Trent Baldwin is a senior studying community leadership with a focus in community and extension education from Salinas, California.
Baldwin transferred to Ohio State from California Polytechnic State University, San Luis Obispo where he was majoring in agricultural business. While at Cal Poly, he knew he wanted to pursue a career in youth development and extension education, which was not available there, so he decided to make the move to Ohio.
“I visited Ohio State for a conference and immediately fell in love with the university and campus,” said Baldwin. “Coming from a much different setting than Columbus, it was exciting to move to a city with so much to explore.”
In its second year, the Distinguished Senior Award recognizes top students in the Department of Agricultural Communication, Education, and Leadership. This year, Baldwin is one of 10 students to be selected by faculty for the honor.
Of his nomination as an ACEL Distinguished Senior, faculty noted that “Trent has been engaged in activities outside of the classroom, from helping to lead camp counselor workshops to participating in national 4-H organization events. He also has maintained a strong academic standing throughout his undergraduate career.”
As a student at Ohio State, Baldwin immediately got involved on campus.
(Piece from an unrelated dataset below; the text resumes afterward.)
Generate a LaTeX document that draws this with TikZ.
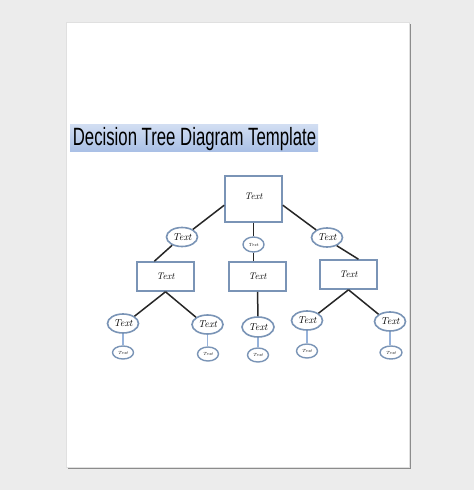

He has served as treasurer of Ohio State’s chapter of Cultivating Change, a national foundation whose purpose is to value and elevate LGBTQ agriculturists through advocacy, education, and community, service coordinator for Pi Lambda Phi, and an events chair for Collegiate 4-H. He has also been involved with Social Change with the Office of Student Life that brings together the communities of Ohio State and the State of Ohio through community-driven, multi-disciplinary programs to empower the local community.
Baldwin has completed internships with both the Licking County and Ashtabula County extension offices, where he assisted with the 4-H programs during the summer.
“It was an incredible and formative experience, and it taught me a lot about the work involved in youth development, not only with the individual child but with the whole community,” said Baldwin. “These internships helped me understand more about the experience of being an extension professional.”
Noting that his time with the Ashtabula County Extension Office was one of his best college memories, Baldwin said he came from a different background than Ashtabula County, but was embraced by the community and learned a lot from his experiences.
He also enjoyed the real-world experiences that several of his community leadership major courses offered, including the Teaching Methods in Non-formal Environments (Community Leadership 5330) and Prevention and Youth Development Through Sport, Recreation and Play (Social Work 2110).
“Having the experiences to develop my own lesson plans and design my own programs has been exciting,” he said.
Following completion of his undergraduate degree, Baldwin plans to pursue a master’s degree in social work.
“The community leadership major has so many potential career paths that it can prepare you for, and covers a variety of relevant information that anyone going into community work or development should know, such as leadership and educational theory, program design and more,” he said.
Congratulations Trent and we wish you the best in your next endeavor! Thank you for letting ACEL be a part of your college experiences!